Continuous Representation Doctrine
Wimbledon attempted to invoke the continuous representation doctrine to argue that its claims were timely. The court explained that this doctrine tolls the statute of limitations only when the attorney's ongoing representation pertains specifically to the matter in which the alleged malpractice occurred. The court found that Wimbledon did not demonstrate that Katten's continued representation related to the specific issues raised in the claims. Instead, the court noted that the last action by Katten directly related to the claims occurred in July 2012, well before Wimbledon filed its complaint. The court further reasoned that merely maintaining a general attorney-client relationship after the alleged malpractice does not suffice to invoke the continuous representation doctrine.

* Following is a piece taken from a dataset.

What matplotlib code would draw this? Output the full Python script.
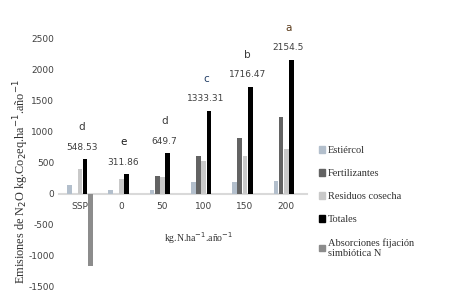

Therefore, the court rejected Wimbledon's argument, concluding that this doctrine did not apply in this case.
Nature of the Claims
The court closely examined the nature of Wimbledon's claims to ascertain whether they were indeed duplicative of legal malpractice claims. It noted that Wimbledon's allegations centered on Katten's failure to disclose material facts and provide adequate legal advice, which are hallmark elements of a legal malpractice action. The court emphasized that claims for fraud and breach of fiduciary duty are often found to be duplicative of legal malpractice claims when they arise from the same facts and do not assert separate and distinct damages. In this instance, the court found that Wimbledon's claims lacked any factual basis that would distinguish them from a legal malpractice claim. Therefore, the court concluded that the claims were appropriately classified as legal malpractice and subject to the same three-year statute of limitations.
Conclusion
In conclusion, the court determined that Wimbledon's claims against Katten were time-barred due to the expiration of the statute of limitations. The court held that Wimbledon's claims, though framed as aiding and abetting fraud and breach of fiduciary duty, were essentially legal malpractice claims arising from Katten's failure to disclose critical information and provide competent legal advice. The court affirmed that the applicable statute of limitations was three years, and considering the timeline of events and the lack of applicability of the continuous representation doctrine, Wimbledon's claims were indeed filed too late. Consequently, the court granted Katten's motion to dismiss the complaint in its entirety.